── SUPPLIED INFORMATION

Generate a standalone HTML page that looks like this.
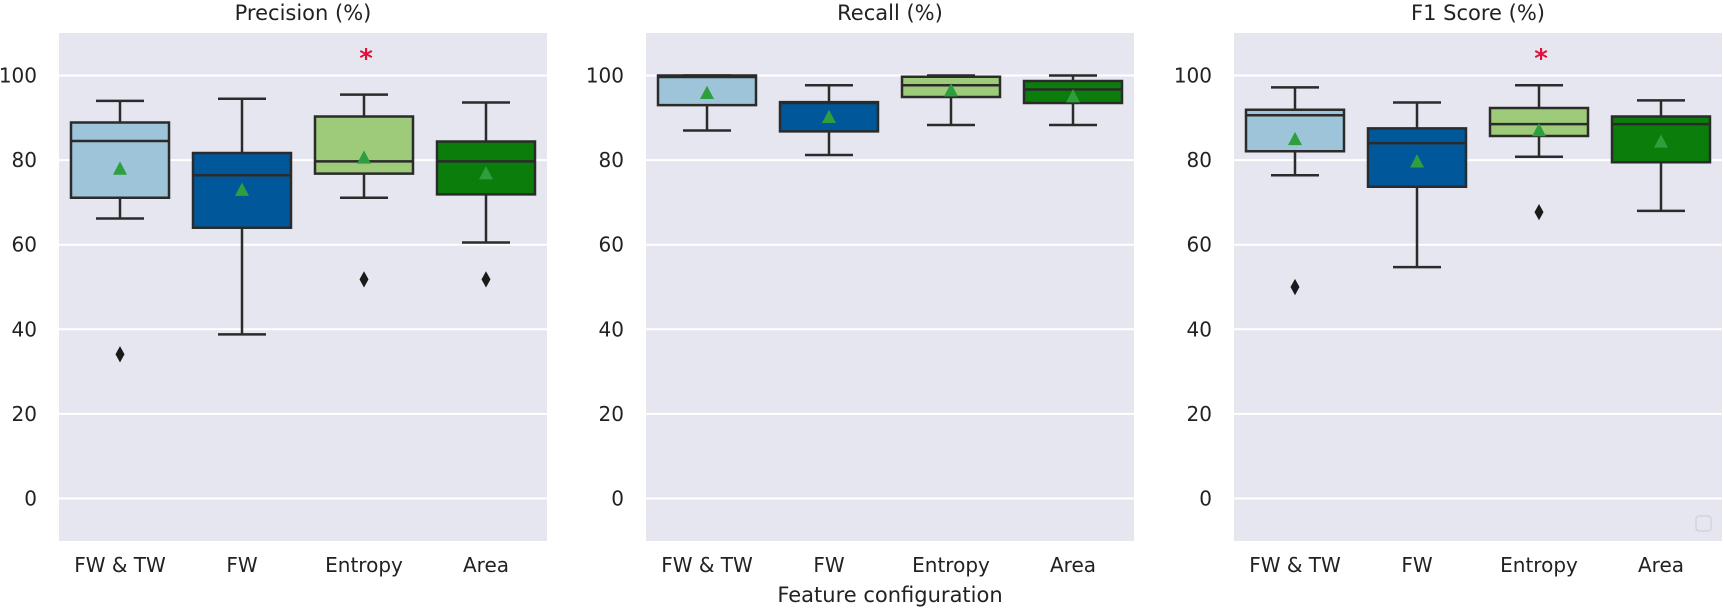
<!DOCTYPE html>
<html><head><meta charset="utf-8"><style>
html,body{margin:0;padding:0;background:#fff;}
svg{display:block;font-family:"DejaVu Sans","Liberation Sans",sans-serif;}
.bg{fill:#e6e6f0}
.g{stroke:#fff;stroke-width:2}
.w{stroke:#2b2b2b;stroke-width:2.5;fill:none;vector-effect:non-scaling-stroke}
.b{stroke:#2b2b2b;stroke-width:2.5;vector-effect:non-scaling-stroke}
.t{font-size:20px;fill:#222}
.h{font-size:21px;fill:#222}
</style></head><body>
<svg width="1724" height="611" viewBox="0 0 1724 611" xmlns="http://www.w3.org/2000/svg">
<defs>
<g id="grid">
<rect class="bg" x="0" y="33" width="488" height="508"/>
<line class="g" x1="0" x2="488" y1="498.5" y2="498.5"/>
<line class="g" x1="0" x2="488" y1="413.9" y2="413.9"/>
<line class="g" x1="0" x2="488" y1="329.3" y2="329.3"/>
<line class="g" x1="0" x2="488" y1="244.7" y2="244.7"/>
<line class="g" x1="0" x2="488" y1="160.1" y2="160.1"/>
<line class="g" x1="0" x2="488" y1="75.5" y2="75.5"/>
</g>
<g id="yt" text-anchor="end" class="t">
<text x="-22" y="505.5">0</text><text x="-22" y="420.9">20</text><text x="-22" y="336.3">40</text>
<text x="-22" y="251.7">60</text><text x="-22" y="167.1">80</text><text x="-22" y="82.5">100</text>
</g>
<g id="xt" text-anchor="middle" class="t">
<text x="61" y="572">FW &amp; TW</text><text x="183" y="572">FW</text><text x="305" y="572">Entropy</text><text x="427" y="572">Area</text>
</g>
<path id="tri" d="M0,-7 L7,6 L-7,6 Z" fill="#2e9e3e"/>
<path id="dia" d="M0,-8 L4.5,0 L0,8 L-4.5,0 Z" fill="#1a1a1a"/>
</defs>

<!-- Panel 1 -->
<g transform="translate(59,0)">
<use href="#grid"/><use href="#yt"/><use href="#xt"/>
<text class="h" x="244" y="20" text-anchor="middle">Precision (%)</text>
<text x="307" y="67" text-anchor="middle" font-size="26" font-weight="bold" fill="#e0103a">*</text>
<g transform="translate(0,-0.53) scale(1,1.02051)">
<path class="w" d="M61,99.4V120.5M37,99.4H85M61,194.3V214.6M37,214.6H85"/>
<rect class="b" x="12" y="120.5" width="98" height="73.8" fill="#9dc4d8"/>
<line class="b" x1="12" x2="110" y1="138.7" y2="138.7"/>
<use href="#tri" x="61" y="165.7"/><use href="#dia" x="61" y="347.7"/>
<path class="w" d="M183,97.3V150.4M159,97.3H207M183,223.7V328.2M159,328.2H207"/>
<rect class="b" x="134" y="150.4" width="98" height="73.3" fill="#00589a"/>
<line class="b" x1="134" x2="232" y1="172.3" y2="172.3"/>
<use href="#tri" x="183" y="186.4"/>
<path class="w" d="M305,93.2V114.7M281,93.2H329M305,170.7V194.3M281,194.3H329"/>
<rect class="b" x="256" y="114.7" width="98" height="56" fill="#9dcb79"/>
<line class="b" x1="256" x2="354" y1="158.6" y2="158.6"/>
<use href="#tri" x="305" y="154.9"/><use href="#dia" x="305" y="274.3"/>
<path class="w" d="M427,101V139.2M403,101H451M427,191V238.2M403,238.2H451"/>
<rect class="b" x="378" y="139.2" width="98" height="51.8" fill="#0a7d0a"/>
<line class="b" x1="378" x2="476" y1="158.6" y2="158.6"/>
<use href="#tri" x="427" y="170.3"/><use href="#dia" x="427" y="274.3"/>
</g>
</g>

<!-- Panel 2 -->
<g transform="translate(646,0)">
<use href="#grid"/><use href="#yt"/><use href="#xt"/>
<text class="h" x="244" y="20" text-anchor="middle">Recall (%)</text>
<text class="h" x="244" y="602" text-anchor="middle">Feature configuration</text>
<g transform="translate(0,-0.53) scale(1,1.02051)">
<path class="w" d="M61,103.5V128.4M37,128.4H85M37,74.5H85"/>
<rect class="b" x="12" y="74.5" width="98" height="29" fill="#9dc4d8"/>
<line class="b" x1="12" x2="110" y1="76" y2="76"/>
<use href="#tri" x="61" y="91.5"/>
<path class="w" d="M183,84V100.6M159,84H207M183,129.2V152.4M159,152.4H207"/>
<rect class="b" x="134" y="100.6" width="98" height="28.6" fill="#00589a"/>
<line class="b" x1="134" x2="232" y1="101.4" y2="101.4"/>
<use href="#tri" x="183" y="115.1"/>
<path class="w" d="M305,74.5V75.7M281,74.5H329M305,95.6V123M281,123H329"/>
<rect class="b" x="256" y="75.7" width="98" height="19.9" fill="#9dcb79"/>
<line class="b" x1="256" x2="354" y1="84" y2="84"/>
<use href="#tri" x="305" y="89"/>
<path class="w" d="M427,74.5V79.9M403,74.5H451M427,101.4V123M403,123H451"/>
<rect class="b" x="378" y="79.9" width="98" height="21.5" fill="#0a7d0a"/>
<line class="b" x1="378" x2="476" y1="88.2" y2="88.2"/>
<use href="#tri" x="427" y="94.8"/>
</g>
</g>

<!-- Panel 3 -->
<g transform="translate(1234,0)">
<use href="#grid"/><use href="#yt"/><use href="#xt"/>
<text class="h" x="244" y="20" text-anchor="middle">F1 Score (%)</text>
<text x="307" y="67" text-anchor="middle" font-size="26" font-weight="bold" fill="#e0103a">*</text>
<rect x="462" y="516" width="15" height="15" rx="3" fill="none" stroke="#cfcfd6" stroke-width="1.2"/>
<g transform="translate(0,-0.53) scale(1,1.02051)">
<path class="w" d="M61,86.1V108.1M37,86.1H85M61,148.7V172.3M37,172.3H85"/>
<rect class="b" x="12" y="108.1" width="98" height="40.6" fill="#9dc4d8"/>
<line class="b" x1="12" x2="110" y1="113.5" y2="113.5"/>
<use href="#tri" x="61" y="136.7"/><use href="#dia" x="61" y="281.8"/>
<path class="w" d="M183,101V126.3M159,101H207M183,183.5V262.3M159,262.3H207"/>
<rect class="b" x="134" y="126.3" width="98" height="57.2" fill="#00589a"/>
<line class="b" x1="134" x2="232" y1="140.8" y2="140.8"/>
<use href="#tri" x="183" y="158.6"/>
<path class="w" d="M305,84V106.4M281,84H329M305,133.8V154.1M281,154.1H329"/>
<rect class="b" x="256" y="106.4" width="98" height="27.4" fill="#9dcb79"/>
<line class="b" x1="256" x2="354" y1="122.2" y2="122.2"/>
<use href="#tri" x="305" y="128"/><use href="#dia" x="305" y="208.4"/>
<path class="w" d="M427,98.9V114.7M403,98.9H451M427,159.5V207.1M403,207.1H451"/>
<rect class="b" x="378" y="114.7" width="98" height="44.8" fill="#0a7d0a"/>
<line class="b" x1="378" x2="476" y1="122.2" y2="122.2"/>
<use href="#tri" x="427" y="139.2"/>
</g>
</g>
</svg>
</body></html>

────

* **TASK GOAL**
Without the pictures, copy the material exactly as given.

* **FINAL ANSWER**
Generate a standalone HTML page that looks like this.
<!DOCTYPE html>
<html><head><meta charset="utf-8"><style>
html,body{margin:0;padding:0;background:#fff;}
svg{display:block;font-family:"DejaVu Sans","Liberation Sans",sans-serif;}
.bg{fill:#e6e6f0}
.g{stroke:#fff;stroke-width:2}
.w{stroke:#2b2b2b;stroke-width:2.5;fill:none;vector-effect:non-scaling-stroke}
.b{stroke:#2b2b2b;stroke-width:2.5;vector-effect:non-scaling-stroke}
.t{font-size:20px;fill:#222}
.h{font-size:21px;fill:#222}
</style></head><body>
<svg width="1724" height="611" viewBox="0 0 1724 611" xmlns="http://www.w3.org/2000/svg">
<defs>
<g id="grid">
<rect class="bg" x="0" y="33" width="488" height="508"/>
<line class="g" x1="0" x2="488" y1="498.5" y2="498.5"/>
<line class="g" x1="0" x2="488" y1="413.9" y2="413.9"/>
<line class="g" x1="0" x2="488" y1="329.3" y2="329.3"/>
<line class="g" x1="0" x2="488" y1="244.7" y2="244.7"/>
<line class="g" x1="0" x2="488" y1="160.1" y2="160.1"/>
<line class="g" x1="0" x2="488" y1="75.5" y2="75.5"/>
</g>
<g id="yt" text-anchor="end" class="t">
<text x="-22" y="505.5">0</text><text x="-22" y="420.9">20</text><text x="-22" y="336.3">40</text>
<text x="-22" y="251.7">60</text><text x="-22" y="167.1">80</text><text x="-22" y="82.5">100</text>
</g>
<g id="xt" text-anchor="middle" class="t">
<text x="61" y="572">FW &amp; TW</text><text x="183" y="572">FW</text><text x="305" y="572">Entropy</text><text x="427" y="572">Area</text>
</g>
<path id="tri" d="M0,-7 L7,6 L-7,6 Z" fill="#2e9e3e"/>
<path id="dia" d="M0,-8 L4.5,0 L0,8 L-4.5,0 Z" fill="#1a1a1a"/>
</defs>

<!-- Panel 1 -->
<g transform="translate(59,0)">
<use href="#grid"/><use href="#yt"/><use href="#xt"/>
<text class="h" x="244" y="20" text-anchor="middle">Precision (%)</text>
<text x="307" y="67" text-anchor="middle" font-size="26" font-weight="bold" fill="#e0103a">*</text>
<g transform="translate(0,-0.53) scale(1,1.02051)">
<path class="w" d="M61,99.4V120.5M37,99.4H85M61,194.3V214.6M37,214.6H85"/>
<rect class="b" x="12" y="120.5" width="98" height="73.8" fill="#9dc4d8"/>
<line class="b" x1="12" x2="110" y1="138.7" y2="138.7"/>
<use href="#tri" x="61" y="165.7"/><use href="#dia" x="61" y="347.7"/>
<path class="w" d="M183,97.3V150.4M159,97.3H207M183,223.7V328.2M159,328.2H207"/>
<rect class="b" x="134" y="150.4" width="98" height="73.3" fill="#00589a"/>
<line class="b" x1="134" x2="232" y1="172.3" y2="172.3"/>
<use href="#tri" x="183" y="186.4"/>
<path class="w" d="M305,93.2V114.7M281,93.2H329M305,170.7V194.3M281,194.3H329"/>
<rect class="b" x="256" y="114.7" width="98" height="56" fill="#9dcb79"/>
<line class="b" x1="256" x2="354" y1="158.6" y2="158.6"/>
<use href="#tri" x="305" y="154.9"/><use href="#dia" x="305" y="274.3"/>
<path class="w" d="M427,101V139.2M403,101H451M427,191V238.2M403,238.2H451"/>
<rect class="b" x="378" y="139.2" width="98" height="51.8" fill="#0a7d0a"/>
<line class="b" x1="378" x2="476" y1="158.6" y2="158.6"/>
<use href="#tri" x="427" y="170.3"/><use href="#dia" x="427" y="274.3"/>
</g>
</g>

<!-- Panel 2 -->
<g transform="translate(646,0)">
<use href="#grid"/><use href="#yt"/><use href="#xt"/>
<text class="h" x="244" y="20" text-anchor="middle">Recall (%)</text>
<text class="h" x="244" y="602" text-anchor="middle">Feature configuration</text>
<g transform="translate(0,-0.53) scale(1,1.02051)">
<path class="w" d="M61,103.5V128.4M37,128.4H85M37,74.5H85"/>
<rect class="b" x="12" y="74.5" width="98" height="29" fill="#9dc4d8"/>
<line class="b" x1="12" x2="110" y1="76" y2="76"/>
<use href="#tri" x="61" y="91.5"/>
<path class="w" d="M183,84V100.6M159,84H207M183,129.2V152.4M159,152.4H207"/>
<rect class="b" x="134" y="100.6" width="98" height="28.6" fill="#00589a"/>
<line class="b" x1="134" x2="232" y1="101.4" y2="101.4"/>
<use href="#tri" x="183" y="115.1"/>
<path class="w" d="M305,74.5V75.7M281,74.5H329M305,95.6V123M281,123H329"/>
<rect class="b" x="256" y="75.7" width="98" height="19.9" fill="#9dcb79"/>
<line class="b" x1="256" x2="354" y1="84" y2="84"/>
<use href="#tri" x="305" y="89"/>
<path class="w" d="M427,74.5V79.9M403,74.5H451M427,101.4V123M403,123H451"/>
<rect class="b" x="378" y="79.9" width="98" height="21.5" fill="#0a7d0a"/>
<line class="b" x1="378" x2="476" y1="88.2" y2="88.2"/>
<use href="#tri" x="427" y="94.8"/>
</g>
</g>

<!-- Panel 3 -->
<g transform="translate(1234,0)">
<use href="#grid"/><use href="#yt"/><use href="#xt"/>
<text class="h" x="244" y="20" text-anchor="middle">F1 Score (%)</text>
<text x="307" y="67" text-anchor="middle" font-size="26" font-weight="bold" fill="#e0103a">*</text>
<rect x="462" y="516" width="15" height="15" rx="3" fill="none" stroke="#cfcfd6" stroke-width="1.2"/>
<g transform="translate(0,-0.53) scale(1,1.02051)">
<path class="w" d="M61,86.1V108.1M37,86.1H85M61,148.7V172.3M37,172.3H85"/>
<rect class="b" x="12" y="108.1" width="98" height="40.6" fill="#9dc4d8"/>
<line class="b" x1="12" x2="110" y1="113.5" y2="113.5"/>
<use href="#tri" x="61" y="136.7"/><use href="#dia" x="61" y="281.8"/>
<path class="w" d="M183,101V126.3M159,101H207M183,183.5V262.3M159,262.3H207"/>
<rect class="b" x="134" y="126.3" width="98" height="57.2" fill="#00589a"/>
<line class="b" x1="134" x2="232" y1="140.8" y2="140.8"/>
<use href="#tri" x="183" y="158.6"/>
<path class="w" d="M305,84V106.4M281,84H329M305,133.8V154.1M281,154.1H329"/>
<rect class="b" x="256" y="106.4" width="98" height="27.4" fill="#9dcb79"/>
<line class="b" x1="256" x2="354" y1="122.2" y2="122.2"/>
<use href="#tri" x="305" y="128"/><use href="#dia" x="305" y="208.4"/>
<path class="w" d="M427,98.9V114.7M403,98.9H451M427,159.5V207.1M403,207.1H451"/>
<rect class="b" x="378" y="114.7" width="98" height="44.8" fill="#0a7d0a"/>
<line class="b" x1="378" x2="476" y1="122.2" y2="122.2"/>
<use href="#tri" x="427" y="139.2"/>
</g>
</g>
</svg>
</body></html>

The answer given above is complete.